Aim: Repeat the lines exactly from the line that contains "Generate a Python" through the line that contains "from matplotlib.path import Path"; leave images out and add nothing.

Supplied data:
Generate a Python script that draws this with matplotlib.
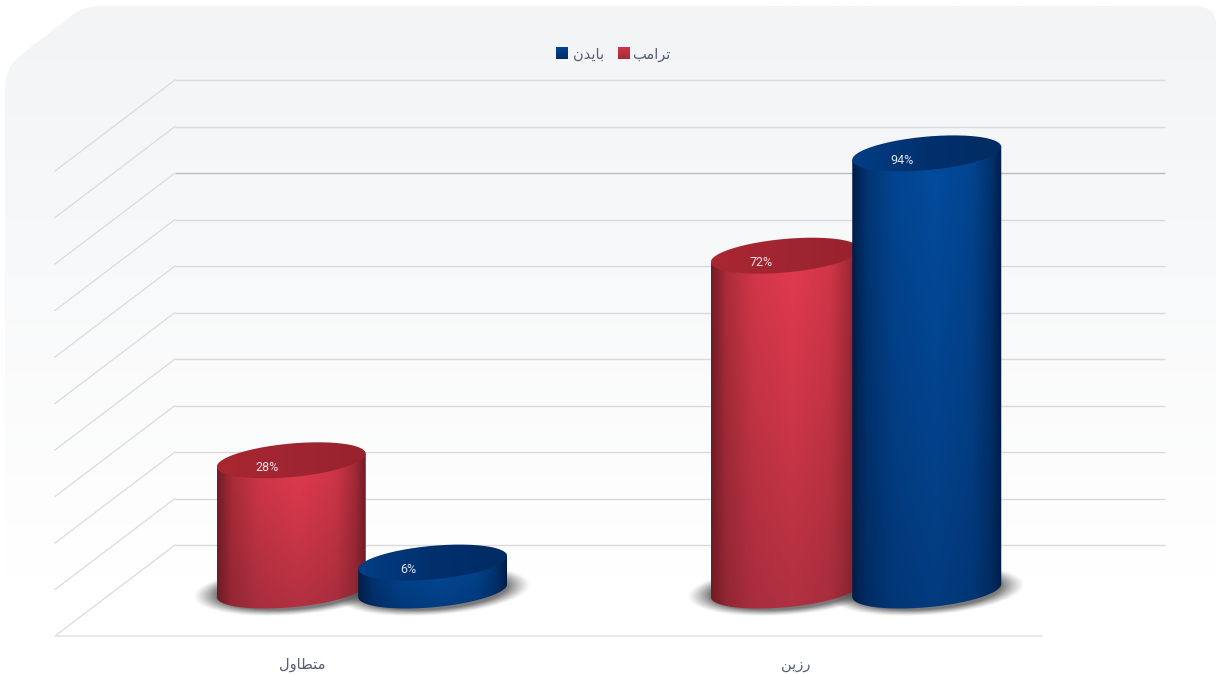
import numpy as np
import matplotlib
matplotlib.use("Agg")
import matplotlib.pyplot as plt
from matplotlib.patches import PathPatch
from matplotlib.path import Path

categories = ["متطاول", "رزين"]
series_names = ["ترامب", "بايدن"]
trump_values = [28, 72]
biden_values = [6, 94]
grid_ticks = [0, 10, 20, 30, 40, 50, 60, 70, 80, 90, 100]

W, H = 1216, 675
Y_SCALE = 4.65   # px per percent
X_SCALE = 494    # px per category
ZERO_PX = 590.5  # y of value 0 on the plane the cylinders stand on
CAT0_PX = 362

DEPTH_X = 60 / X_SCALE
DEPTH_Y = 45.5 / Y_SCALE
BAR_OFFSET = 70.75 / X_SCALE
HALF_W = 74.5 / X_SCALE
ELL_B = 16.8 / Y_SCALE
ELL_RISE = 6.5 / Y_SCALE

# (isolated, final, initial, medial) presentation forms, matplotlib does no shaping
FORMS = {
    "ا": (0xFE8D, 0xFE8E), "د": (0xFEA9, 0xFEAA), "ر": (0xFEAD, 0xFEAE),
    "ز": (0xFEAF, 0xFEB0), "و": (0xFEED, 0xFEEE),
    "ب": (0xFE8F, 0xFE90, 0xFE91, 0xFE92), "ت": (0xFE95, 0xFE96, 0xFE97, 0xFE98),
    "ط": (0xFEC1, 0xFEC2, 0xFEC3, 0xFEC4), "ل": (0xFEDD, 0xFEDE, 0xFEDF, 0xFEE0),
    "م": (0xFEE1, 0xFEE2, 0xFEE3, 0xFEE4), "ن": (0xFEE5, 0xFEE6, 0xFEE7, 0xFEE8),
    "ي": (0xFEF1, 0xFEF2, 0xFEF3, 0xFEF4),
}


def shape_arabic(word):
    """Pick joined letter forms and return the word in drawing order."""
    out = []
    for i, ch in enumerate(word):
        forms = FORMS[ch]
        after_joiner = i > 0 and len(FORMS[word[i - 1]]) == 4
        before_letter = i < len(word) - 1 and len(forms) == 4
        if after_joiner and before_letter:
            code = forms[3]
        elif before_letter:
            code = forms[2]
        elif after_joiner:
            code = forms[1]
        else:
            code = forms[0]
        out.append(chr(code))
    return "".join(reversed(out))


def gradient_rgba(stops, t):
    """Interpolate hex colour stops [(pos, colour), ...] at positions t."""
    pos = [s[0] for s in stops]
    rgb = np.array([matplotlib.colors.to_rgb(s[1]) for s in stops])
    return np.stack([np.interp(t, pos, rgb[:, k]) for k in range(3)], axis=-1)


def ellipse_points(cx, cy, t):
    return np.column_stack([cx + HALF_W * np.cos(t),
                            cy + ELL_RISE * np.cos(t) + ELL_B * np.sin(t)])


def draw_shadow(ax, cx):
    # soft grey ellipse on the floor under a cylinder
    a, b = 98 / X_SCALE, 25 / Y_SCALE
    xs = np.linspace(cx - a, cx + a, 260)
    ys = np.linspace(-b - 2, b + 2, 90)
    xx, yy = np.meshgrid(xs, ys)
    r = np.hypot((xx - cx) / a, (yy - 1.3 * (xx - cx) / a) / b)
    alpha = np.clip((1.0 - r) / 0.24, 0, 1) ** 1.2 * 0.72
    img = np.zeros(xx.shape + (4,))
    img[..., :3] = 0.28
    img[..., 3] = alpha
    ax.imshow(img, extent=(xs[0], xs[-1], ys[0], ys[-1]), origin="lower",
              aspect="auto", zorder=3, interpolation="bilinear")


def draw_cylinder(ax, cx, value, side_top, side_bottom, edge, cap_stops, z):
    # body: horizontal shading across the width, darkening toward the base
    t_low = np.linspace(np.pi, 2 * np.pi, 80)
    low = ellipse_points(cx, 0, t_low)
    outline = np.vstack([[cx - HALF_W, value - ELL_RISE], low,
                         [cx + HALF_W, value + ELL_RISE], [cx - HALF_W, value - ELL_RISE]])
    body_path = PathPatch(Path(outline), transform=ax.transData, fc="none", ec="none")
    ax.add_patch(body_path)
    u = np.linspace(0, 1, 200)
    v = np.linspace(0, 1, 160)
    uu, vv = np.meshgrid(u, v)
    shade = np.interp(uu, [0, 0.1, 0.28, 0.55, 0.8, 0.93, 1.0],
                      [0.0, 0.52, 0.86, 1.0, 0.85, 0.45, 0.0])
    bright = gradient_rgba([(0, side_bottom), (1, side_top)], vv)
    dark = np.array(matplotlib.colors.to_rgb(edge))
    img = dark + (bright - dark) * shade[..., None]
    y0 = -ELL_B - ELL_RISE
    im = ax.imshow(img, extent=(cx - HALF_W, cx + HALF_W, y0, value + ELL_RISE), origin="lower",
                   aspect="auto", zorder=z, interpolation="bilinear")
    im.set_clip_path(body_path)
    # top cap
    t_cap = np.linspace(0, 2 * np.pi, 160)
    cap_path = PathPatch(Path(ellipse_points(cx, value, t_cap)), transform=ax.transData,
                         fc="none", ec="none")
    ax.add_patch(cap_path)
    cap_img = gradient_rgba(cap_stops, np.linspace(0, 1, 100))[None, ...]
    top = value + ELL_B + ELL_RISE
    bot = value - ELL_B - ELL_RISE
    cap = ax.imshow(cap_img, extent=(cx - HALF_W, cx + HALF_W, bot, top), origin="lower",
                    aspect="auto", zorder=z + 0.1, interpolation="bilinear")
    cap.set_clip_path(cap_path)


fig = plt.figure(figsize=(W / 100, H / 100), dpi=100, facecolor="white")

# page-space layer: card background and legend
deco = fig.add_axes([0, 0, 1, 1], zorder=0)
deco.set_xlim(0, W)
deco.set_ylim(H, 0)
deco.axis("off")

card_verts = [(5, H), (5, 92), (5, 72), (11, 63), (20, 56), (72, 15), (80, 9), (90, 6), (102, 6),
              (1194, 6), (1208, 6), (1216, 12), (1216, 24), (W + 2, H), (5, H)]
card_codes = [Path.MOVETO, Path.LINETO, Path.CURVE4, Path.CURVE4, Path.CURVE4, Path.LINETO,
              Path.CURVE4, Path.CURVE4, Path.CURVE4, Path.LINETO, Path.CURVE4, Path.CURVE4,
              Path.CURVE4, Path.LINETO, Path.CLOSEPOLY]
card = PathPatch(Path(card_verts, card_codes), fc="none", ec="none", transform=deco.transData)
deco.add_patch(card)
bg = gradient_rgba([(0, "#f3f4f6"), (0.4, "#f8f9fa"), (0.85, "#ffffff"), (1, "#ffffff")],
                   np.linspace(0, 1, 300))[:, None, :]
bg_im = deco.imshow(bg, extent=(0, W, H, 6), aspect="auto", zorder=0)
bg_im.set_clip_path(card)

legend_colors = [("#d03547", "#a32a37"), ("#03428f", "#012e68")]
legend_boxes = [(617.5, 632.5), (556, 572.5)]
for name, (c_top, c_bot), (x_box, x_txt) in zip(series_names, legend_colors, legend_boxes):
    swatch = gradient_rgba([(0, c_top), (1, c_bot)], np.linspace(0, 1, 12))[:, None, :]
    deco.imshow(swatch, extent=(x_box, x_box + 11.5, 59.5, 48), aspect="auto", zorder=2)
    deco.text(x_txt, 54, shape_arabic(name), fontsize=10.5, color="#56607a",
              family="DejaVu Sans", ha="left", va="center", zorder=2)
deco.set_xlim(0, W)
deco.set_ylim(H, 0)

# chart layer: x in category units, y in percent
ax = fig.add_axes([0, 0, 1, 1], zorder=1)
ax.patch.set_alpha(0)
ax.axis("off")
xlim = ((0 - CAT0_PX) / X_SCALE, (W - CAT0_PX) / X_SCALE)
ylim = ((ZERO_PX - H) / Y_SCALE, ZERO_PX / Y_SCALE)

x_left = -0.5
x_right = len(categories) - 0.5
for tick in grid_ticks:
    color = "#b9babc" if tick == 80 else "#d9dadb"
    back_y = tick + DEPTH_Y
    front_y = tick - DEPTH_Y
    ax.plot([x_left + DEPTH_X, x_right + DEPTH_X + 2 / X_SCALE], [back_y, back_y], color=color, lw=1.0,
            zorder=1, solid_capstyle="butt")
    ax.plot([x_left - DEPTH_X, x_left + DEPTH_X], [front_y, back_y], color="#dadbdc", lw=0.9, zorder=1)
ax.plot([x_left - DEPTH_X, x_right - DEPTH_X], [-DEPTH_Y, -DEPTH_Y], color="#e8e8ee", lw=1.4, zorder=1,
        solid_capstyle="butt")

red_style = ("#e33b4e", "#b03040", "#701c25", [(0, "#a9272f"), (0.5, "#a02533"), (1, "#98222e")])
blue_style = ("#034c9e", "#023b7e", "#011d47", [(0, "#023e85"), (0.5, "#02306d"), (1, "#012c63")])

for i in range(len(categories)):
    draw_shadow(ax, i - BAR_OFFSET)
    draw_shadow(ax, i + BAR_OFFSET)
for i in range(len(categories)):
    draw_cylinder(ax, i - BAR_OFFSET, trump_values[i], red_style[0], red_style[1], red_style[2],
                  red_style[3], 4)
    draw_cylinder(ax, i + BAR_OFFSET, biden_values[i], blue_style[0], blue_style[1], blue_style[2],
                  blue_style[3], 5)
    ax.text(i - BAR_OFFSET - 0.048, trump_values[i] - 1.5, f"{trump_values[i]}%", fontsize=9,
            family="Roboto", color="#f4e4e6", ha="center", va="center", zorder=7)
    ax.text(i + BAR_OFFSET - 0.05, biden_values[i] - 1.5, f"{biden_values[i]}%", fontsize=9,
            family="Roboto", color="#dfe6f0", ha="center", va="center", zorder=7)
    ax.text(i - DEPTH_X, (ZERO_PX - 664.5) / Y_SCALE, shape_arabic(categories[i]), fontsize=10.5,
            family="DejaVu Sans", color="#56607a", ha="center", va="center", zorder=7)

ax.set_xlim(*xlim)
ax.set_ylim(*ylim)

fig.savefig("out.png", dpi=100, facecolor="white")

---

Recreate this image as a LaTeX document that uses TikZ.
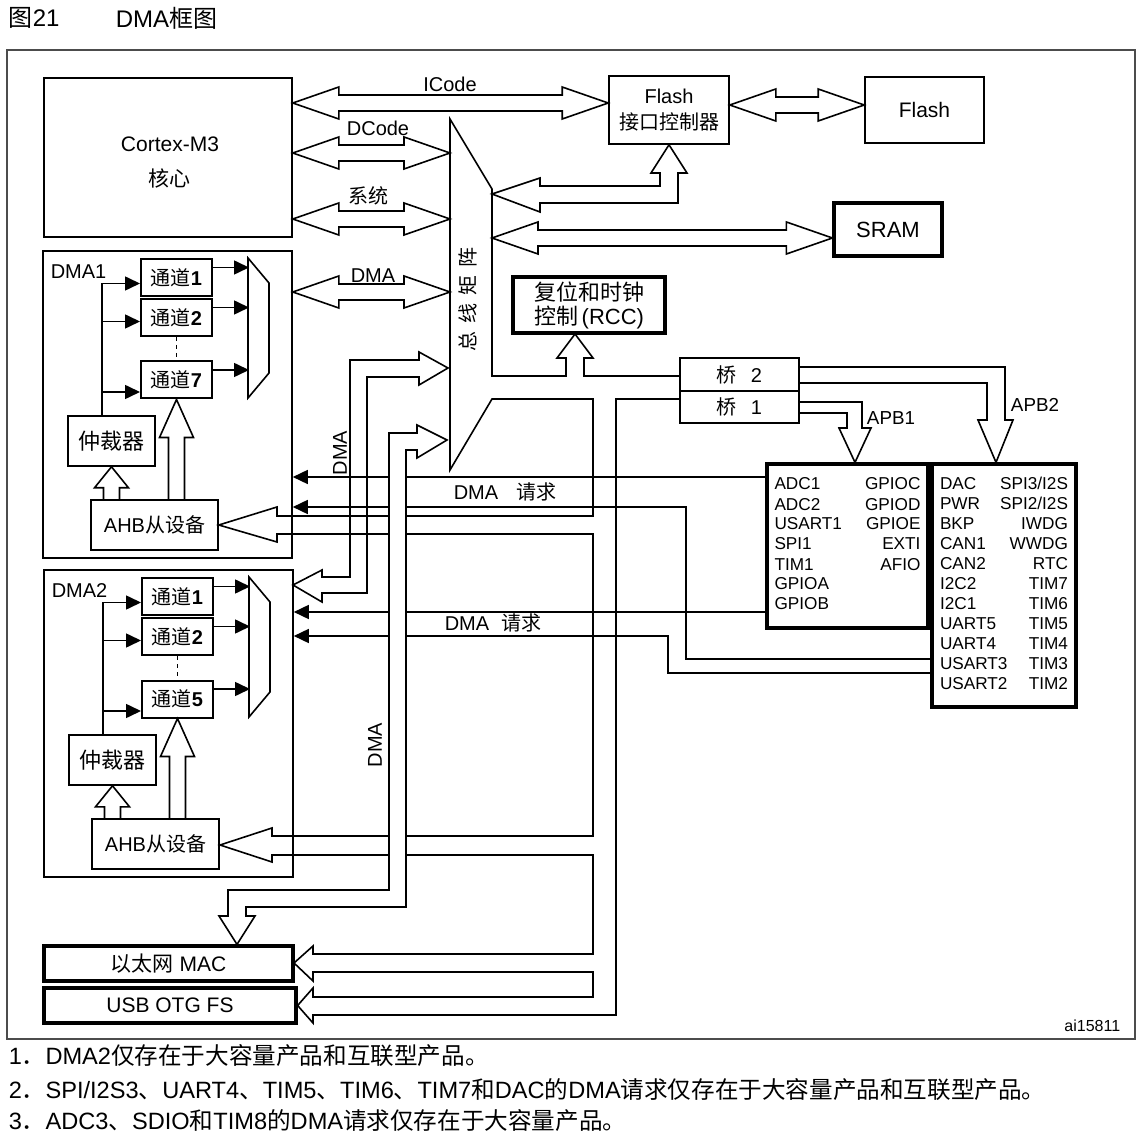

In response:
Generate a Python script that draws this with matplotlib.
import numpy as np
import matplotlib
matplotlib.use("Agg")
import matplotlib.pyplot as plt
from matplotlib.patches import PathPatch
from matplotlib.path import Path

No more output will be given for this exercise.